Just so story: Why isn't o-slash decomposed? (was: Re: Character folding in text editors)

From: Ken Whistler <kenwhistler_at_att.net>
Date: Mon, 22 Feb 2016 13:19:56 -0800

On 2/21/2016 9:53 AM, Doug Ewell wrote:
>
>
>
>>> But that still doesn't work for a character like ø, which doesn't
>>> decompose to o + anything
>>
>> Why doesn't it, btw? Same question about ł.
>>
>> I've heard an opinion that UnicodeData.txt only included
>> decompositions when the combining mark's glyphs don't overlap those of
>> the basic character. Is that correct?
>
> This sounds like a great question for Ken Whistler. ☺

Well, with a softball pitch like that one... ;-)

The basics are described in TUS 8.0, Section 2.12, Equivalent Sequences,
on p. 65, in "Non-decomposition of Certain Diacritics."
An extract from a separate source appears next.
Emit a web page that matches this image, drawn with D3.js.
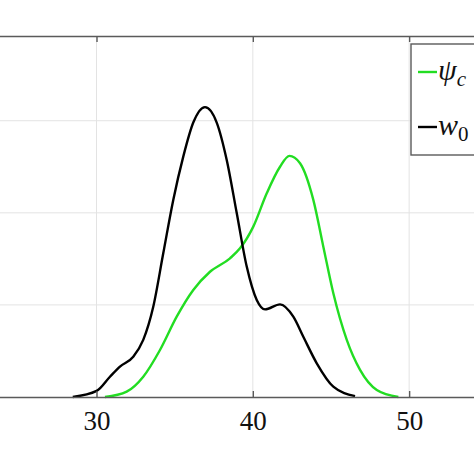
<!DOCTYPE html>
<html><head><meta charset="utf-8">
<script src="https://cdn.jsdelivr.net/npm/d3@7"></script>
<style>body{margin:0;background:#fff}svg{display:block}</style>
</head><body>
<script>
const xTicks = [30, 40, 50];
const yTicks = [0, 0.05, 0.1, 0.15];
const seriesNames = ["\u03c8", "w"];
const psiX = [30.54,31.93,32.99,34.06,35.13,36.19,37.26,38.54,39.18,40.03,40.89,41.74,42.34,43.02,43.87,44.51,45.15,46.01,46.86,47.93,49.31];
const psiY = [0,0.0029,0.011,0.0255,0.0436,0.0581,0.068,0.0753,0.0807,0.0925,0.1106,0.125,0.1309,0.1269,0.107,0.0816,0.0563,0.031,0.0147,0.0038,0];
const wX = [28.48,30.01,30.86,31.50,32.35,32.99,33.63,34.27,34.91,35.55,36.19,36.94,37.69,38.33,38.97,39.61,40.25,40.78,41.74,42.59,43.23,44.09,45.15,46.54];
const wY = [0,0.0033,0.011,0.0165,0.0219,0.031,0.049,0.078,0.107,0.1305,0.149,0.1574,0.149,0.1287,0.0999,0.0708,0.0527,0.0476,0.0503,0.0436,0.0327,0.0183,0.0056,0.0005];

const SERIF = '"Liberation Serif", "Times New Roman", serif';
const W = 474, H = 474;
const svg = d3.select("body").append("svg").attr("width", W).attr("height", H);
const x = d3.scaleLinear().domain([20, 55]).range([-59.8, 487.3]);
const y = d3.scaleLinear().domain([0, 0.196]).range([397, 36]);
const pLeft = x(20), pRight = x(55), pTop = y(0.196), pBot = y(0);

// grid
svg.append("g").selectAll("line").data(xTicks).join("line")
  .attr("x1", d => x(d)).attr("x2", d => x(d)).attr("y1", pTop).attr("y2", pBot)
  .attr("stroke", "#e3e3e3").attr("stroke-width", 1);
svg.append("g").selectAll("line").data(yTicks.slice(1)).join("line")
  .attr("x1", pLeft).attr("x2", pRight).attr("y1", d => y(d)).attr("y2", d => y(d))
  .attr("stroke", "#e3e3e3").attr("stroke-width", 1);

// curves
const line = d3.line().x(d => x(d[0])).y(d => y(d[1])).curve(d3.curveMonotoneX);
const psi = psiX.map((v, i) => [v, psiY[i]]);
const w = wX.map((v, i) => [v, wY[i]]);
svg.append("path").datum(psi).attr("d", line).attr("fill", "none").attr("stroke", "#22dd22").attr("stroke-width", 2.4);
svg.append("path").datum(w).attr("d", line).attr("fill", "none").attr("stroke", "#000").attr("stroke-width", 2.4);

// axes
const xb = svg.append("g").attr("transform", `translate(0,${pBot})`)
  .call(d3.axisBottom(x).tickValues(xTicks).tickSize(-6).tickPadding(14).tickFormat(d3.format("d")));
const xt = svg.append("g").attr("transform", `translate(0,${pTop})`)
  .call(d3.axisTop(x).tickValues(xTicks).tickSize(-6).tickFormat(""));
[xb, xt].forEach(g => {
  g.select(".domain").attr("stroke", "#5a5a5a").attr("stroke-width", 1.4);
  g.selectAll(".tick line").attr("stroke", "#5a5a5a").attr("stroke-width", 1.4);
});
xb.selectAll(".tick text").style("font-family", SERIF).style("font-size", "27px").attr("fill", "#111");

// legend
const lg = svg.append("g");
lg.append("rect").attr("x", 411).attr("y", 44).attr("width", 120).attr("height", 111)
  .attr("fill", "#fff").attr("stroke", "#5a5a5a").attr("stroke-width", 1.4);
const items = [{n: seriesNames[0], s: "c", c: "#22dd22", yy: 72}, {n: seriesNames[1], s: "0", c: "#000", yy: 127}];
items.forEach(it => {
  lg.append("line").attr("x1", 418).attr("x2", 437).attr("y1", it.yy).attr("y2", it.yy)
    .attr("stroke", it.c).attr("stroke-width", 2.4);
  const t = lg.append("text").attr("x", 438).attr("y", it.yy + 8)
    .style("font-family", SERIF).style("font-size", "30px").style("font-style", "italic").attr("fill", "#111");
  t.append("tspan").text(it.n);
  t.append("tspan").style("font-size", "21px").attr("dy", 6).style("font-style", it.s === "0" ? "normal" : "italic").text(it.s);
});
</script>
</body></html>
As to the inevitable why? question. Well, the UTC had to draw a line
*somewhere* between clearly independent graphical combining
marks applied to clearly distinct bases, versus completely idiosyncratic
adjustment of base letter shape to create new letters. (For an
example of the latter, think U+025E LATIN SMALL LETTER CLOSED
REVERSED OPEN E, as a "sorta e-like character".)

The decision was made by the original architects of Unicode, back
at the point when the concept of decomposition was getting
formalized (circa 1991), to draw the line thus:

A. Clearly detached marks, plus a few attached marks at the
"periphery" of the base that have predictable positions and
do not distort the base letter shape (e.g., cedilla, ogonek, the
Vietnamese horn).

B. Overlaid marks (bars, slashes) and various hooks, curls,
and the Cyrillic descenders. These have fairly unpredictable
positions, so fallback displays tend to look bad, and the
effect on the base letter shape is also unpredictable for the
hooks and curls types of "diacritic" letter formation.
Also in this category were any turned, rotated, reversed,
or flipped letters.

Note that this line is not exactly the same as what the early
drafts (and the eventual Unicode 1.0) encoded for combining
marks, because a few of the most productive Latin overlaid
and attached combining marks were separately encoded.
This tends to be the root of most current confusion about
the topic for people coming at an attempt to understand
the Unicode Standard long after the initial decisions were
all engraved in stone. Having the overlaid diacritics (and
at least the phonetic hooks) separately encoded enabled
some productive use of them before further surveys resulted in
filling out the atomic encoding of Latin letters with bars and hooks
(see, e.g. Latin Extended-C and the Phonetic Extensions
Supplement for many examples). But actually, having separate
encoding of the overlaid diacritics, hooks, etc., is also useful
for other purposes -- for collation, for example, they provide
natural targets for assigning the secondary weights, which
then can be used for the artificially introduced decompositions
of letters with bars, letters with slashes, letters with hooks, etc.,
either for the DUCET or for tailorings which want to treat
such combinations as having secondary diacritic weights,
rather than as primary weight-distinct atomic letters.